The third placed Casall, was without doubt the greatest competitor of the three, Chacco-Blue was handy, but no superstar, and while Diamant was a key member of the Gold Medal winning team at the Jerez WEG and French Champion in 2002, it is Casall who has won some of the world’s great Grand Prix: Rotterdam, Falsterbo, Lyon, Zurich, Rome, London, Doha, Valkenswaard and Paris, and finished his career with a five-star win at Hamburg in 2017 with winnings of €2,722,518.
The final round, Casall wins at Hamburg and retires…
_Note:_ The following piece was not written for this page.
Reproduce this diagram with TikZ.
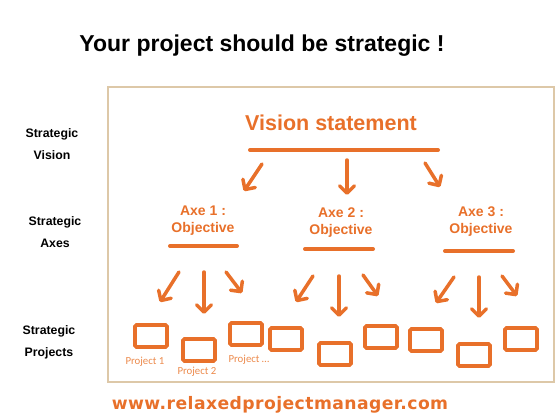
\documentclass[tikz,border=0pt]{standalone}
\usepackage{fontspec}
\setmainfont{Liberation Sans}
\newfontfamily\calibrifont{Carlito}
\newfontfamily\webfont[LetterSpace=2.5]{DejaVu Sans}
\usetikzlibrary{arrows.meta}

\definecolor{rpmorange}{HTML}{E8702A}
\definecolor{rpmlight}{HTML}{EC8A4C}
\definecolor{rpmframe}{HTML}{DDC8A8}

\begin{document}
\begin{tikzpicture}[x=1pt,y=-1pt,
	bar/.style={rpmorange,line width=4pt,line cap=round},
	arr/.style={rpmorange,line width=3.5pt,line cap=round,-{Straight Barb[angle=90:7pt 1,round]}},
	projbox/.style={draw=rpmorange,line width=3.8pt,rounded corners=1.5pt,fill=white,minimum width=32pt,minimum height=22pt,inner sep=0pt},
	axe/.style={text=rpmorange,font=\bfseries\fontsize{14}{17}\selectfont,align=center},
	level/.style={font=\bfseries\fontsize{12.3}{22}\selectfont,align=center},
	plabel/.style={text=rpmlight,font=\calibrifont\fontsize{10.8}{12}\selectfont}]
		\useasboundingbox (0,0) rectangle (560,420);
		\draw[rpmframe,line width=1.5pt] (108,87) rectangle (554,382);

		\node[font=\bfseries\fontsize{23}{26}\selectfont] (title) at (262,46) {Your project should be strategic !};

		\node[level] (lvlvision) at (52,144) {Strategic\\Vision};
		\node[level] (lvlaxes) at (55,232) {Strategic\\Axes};
		\node[level] (lvlprojects) at (49,342) {Strategic\\Projects};

		\node[text=rpmorange,font=\bfseries\fontsize{21.5}{24}\selectfont] (vision) at (331,123) {Vision statement};
		\draw[bar] (250,150) -- (438,150);

		\node[axe] (axe1) at (203,221) {Axe 1 :\\Objective};
		\node[axe] (axe2) at (341,223) {Axe 2 :\\Objective};
		\node[axe] (axe3) at (481,222) {Axe 3 :\\Objective};
		\draw[bar] (170,246) -- (237,246);
		\draw[bar] (305,249) -- (373,249);
		\draw[bar] (445,251) -- (513,251);

		\foreach \xa/\ya/\xb/\yb in {262/164/244/191, 347/160/347/195, 425/163/440/187,
			179/272/160/302, 204/272/204/314, 226/272/242/293,
			313/276/296/302, 339/276/339/317, 363/275/378/296,
			454/277/436/303, 479/277/479/318, 502/276/517/296}
			\draw[arr] (\xa,\ya) -- (\xb,\yb);

		\foreach \x/\y [count=\i] in {151/336, 199/350, 246/334, 286/339, 335/354, 381/337, 426/340, 474/355, 521/339}
			\node[projbox] (p\i) at (\x,\y) {};

		\node[plabel] (plab1) at (145,362) {Project 1};
		\node[plabel] (plab2) at (197,372) {Project 2};
		\node[plabel] (plab3) at (249,360) {Project \dots};

		\node[text=rpmorange,font=\webfont\bfseries\fontsize{17.2}{20}\selectfont] (footer) at (280,405) {www.relaxedprojectmanager.com};
	\end{tikzpicture}
\end{document}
Looking at last year’s WBFSH top 20 jumping stallions, Gemma Alexander compiled a carefulness ranking; to do this we looked at the top-10 offspring of each ranked stallion, and worked out the proportion of clear rounds they have jumped of all their rounds at a height of 1.50m or higher. We only took results from the first round of competition, excluded Table C and Accumulator competitions, and accepted clear rounds with time as we are purely looking at carefulness. Again, this ranking is not perfect – none are! – however we think it is another pretty nifty way of ranking these stallions.
And really looking at the chart we are looking at this year’s Ten with Diarado and Berlin out replaced by Cornet Obolensky and Verdi. It was a surprise to see Cornet drop out last year, and it’s good to see the great stallion back in the Ten where he has appeared on numerous occasions over the past decade usually in the top five, while Verdi who was the mainstay of the Dutch team for many years, makes his way to 10th.